NASCAR's Generation Six racecar after just two races seems already to have set a new standard for controversy as NASCAR fined Denny Hamlin some $25,000 for public criticism of the car's lack of passing at Phoenix, this after the disappointing Daytona 500 (and the spectacle of Brian France's bullying dinner date with Brad Keselowski after Keselowski's USA Today interview critical of the sanctioning body). The fine has led drivers to refrain from criticism of the car, and racecaster Dave Moody comments taking both NASCAR and Hamlin to task. Moody takes hamlin to task for saying passing was harder now than before, noting Hamlin started 43rd and finished second at Phoenix. Moody has been a strong defender of the Gen-6 racecar and made valid points noting the car's hurried deployment and lack of parts at Daytona as contributory issues to the car's lack of passing.
But while there were such factors involved, the defenses of the Gen-6 racecar do not overall come across as valid, because the car's promises are familiar from the days of the unmourned Car Of Tomorrow, a vehicle that (much like the Gen-6) was advertised as a design that would reduce or even eliminate aeropush - and failed entirely.
NASCAR's inability to deal with the sport's chronic lack of passing has been a running issue from the 2000 season onward. In the John Darby era, which spans the bulk of the last ten to twelve seasons, the sport has mandated multiple changes to tires, swar bars, the cutting of downforce, and now the COT and the Gen-6 - and outside of Daytona and Talladega the racing has been subpar - only in spots at races such as Pocono in 2009-10, at Charlotte's 600-miler in 2011 (also noteworthy were Charlotte's 2005 races with an epidemic of yellows), at Fontana on a hot September night in 2007, and at Dover in 2006 has the sport seen battles up front that live up to the sport's competitive promise.
Discussion within the sport certainly continues, with the softness of the tires a running controversy and also the splitter used on the cars, with advocacy that it be removed to allow air under the car, only to see that idea backfire in preseason testing with exacerbated inability to pass.
The recent catchphrase used is "give it time." While the point on its own is valid, the history of the sport's consistent Darby-era failures in improving the ability to race weighs against everything revolving around this Gen-6 racecar.
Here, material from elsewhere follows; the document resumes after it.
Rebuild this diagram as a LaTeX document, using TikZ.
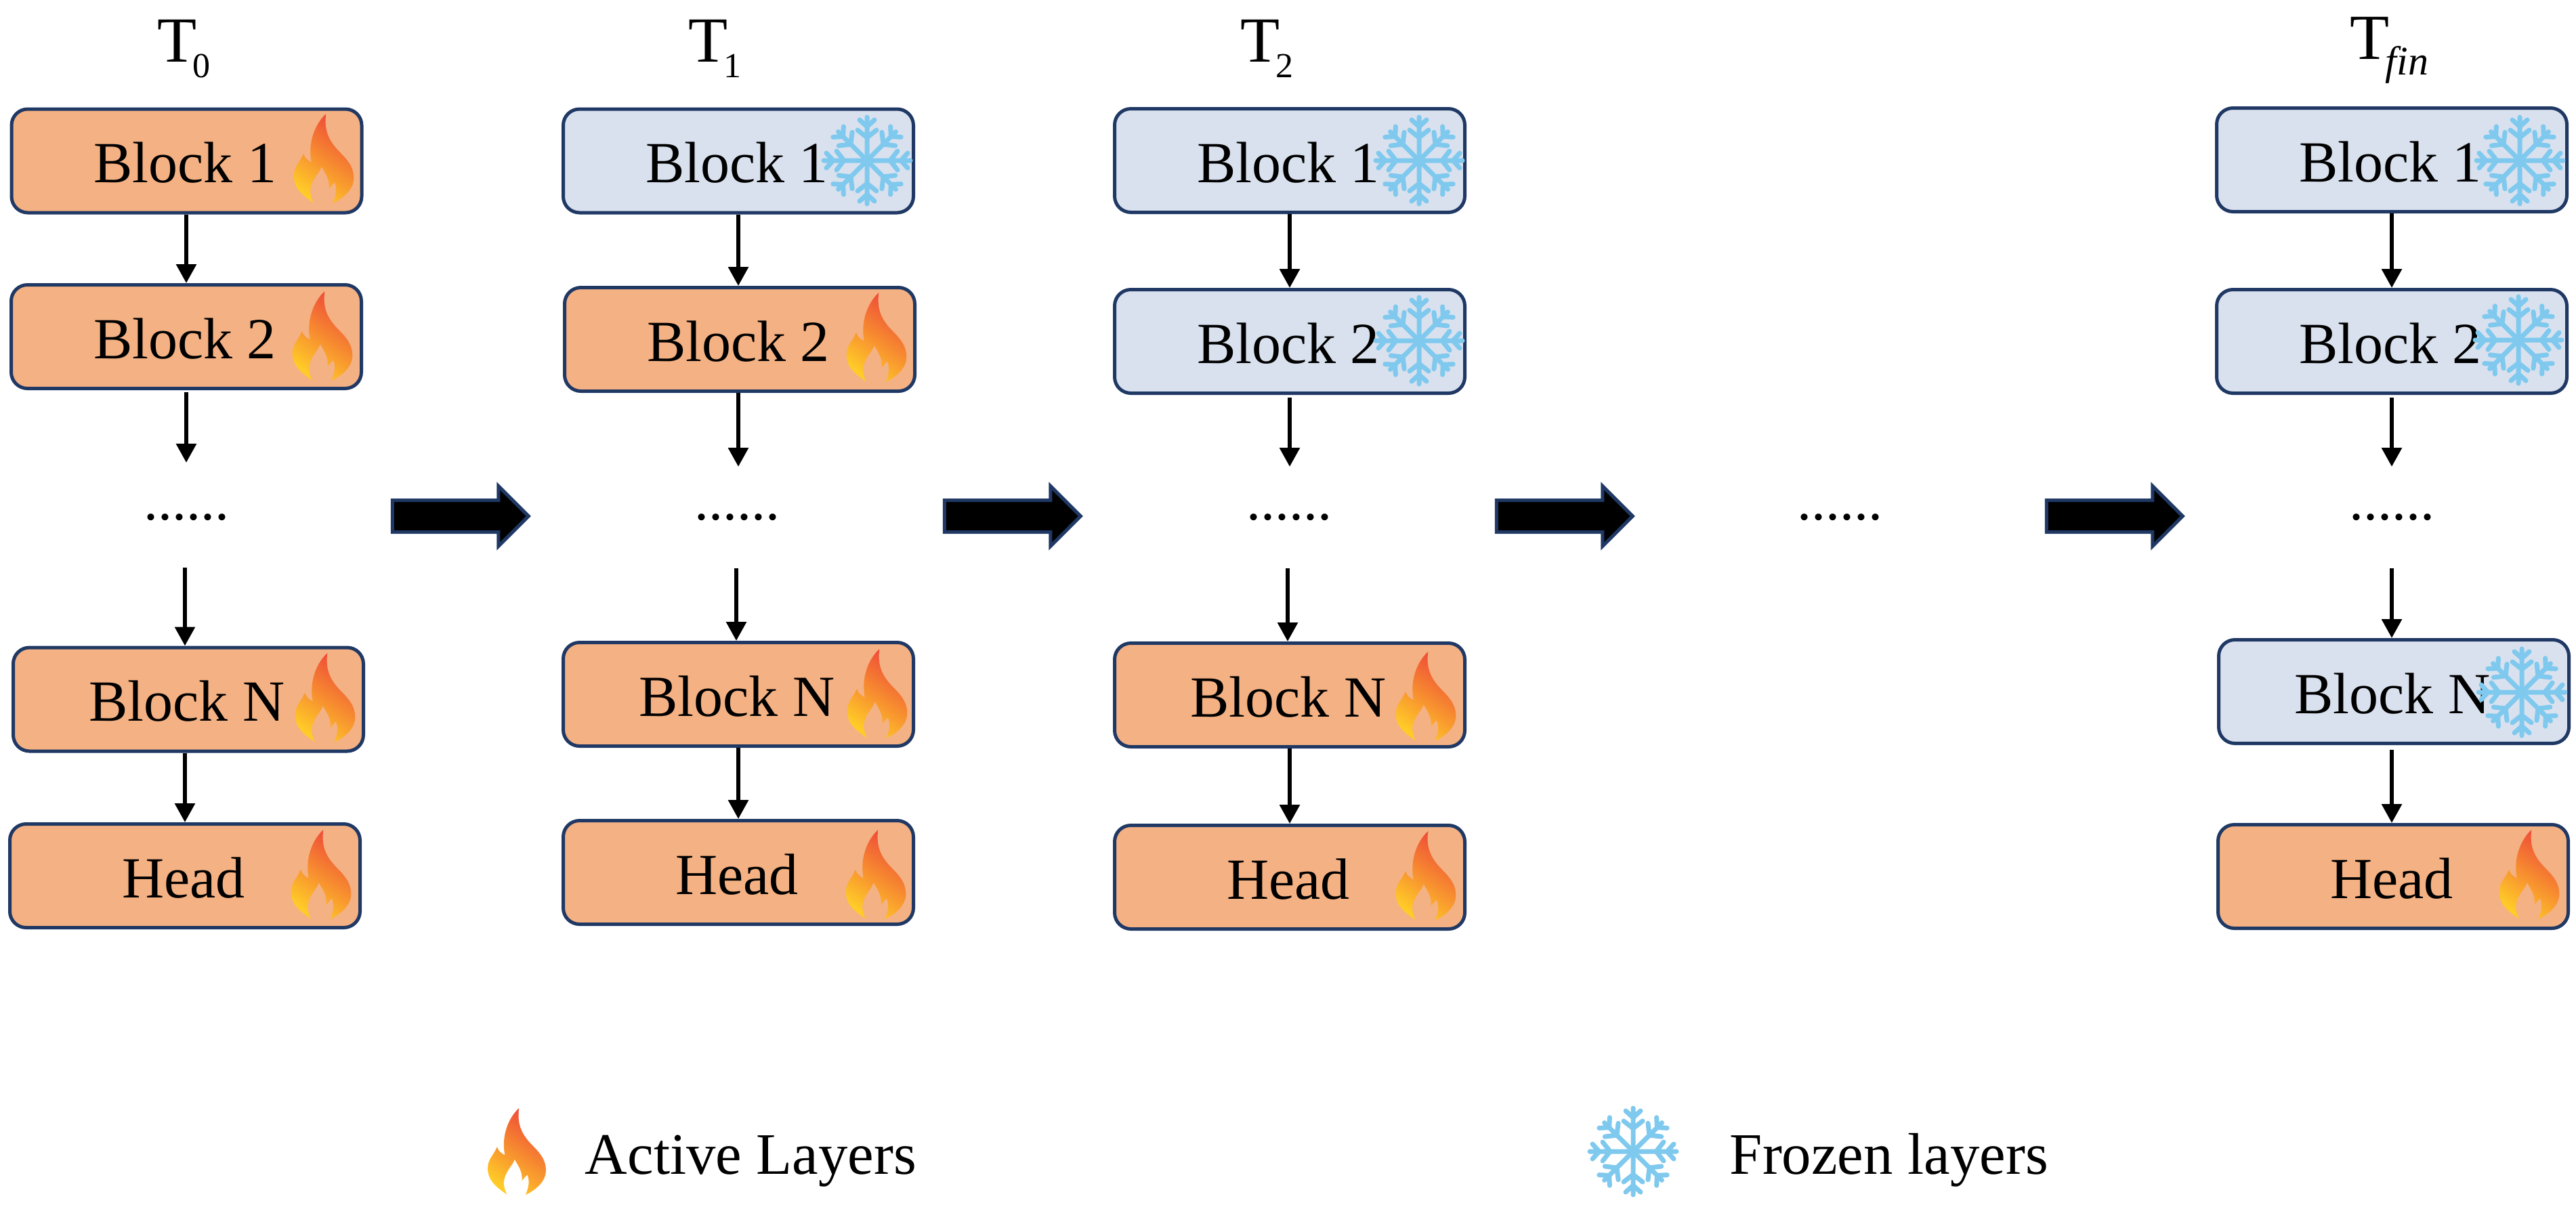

And NASCAR's draconian reaction to driver criticisms adds more credibility issues because all it is doing is making more graphic that seemingly no one knows what they are doing.
And that is the greatest shame of all - it certainly is true that not every race can see 60 lead changes or anything close to that, but it's also true that 60 lead changes can - and absolutely should - not be the exception for the sport, whether it be the restrictor plate tracks, or the unfairly maligned "cookie cutter" intermediates, or the sport's low-banked superovals like Pocono and Indianapolis.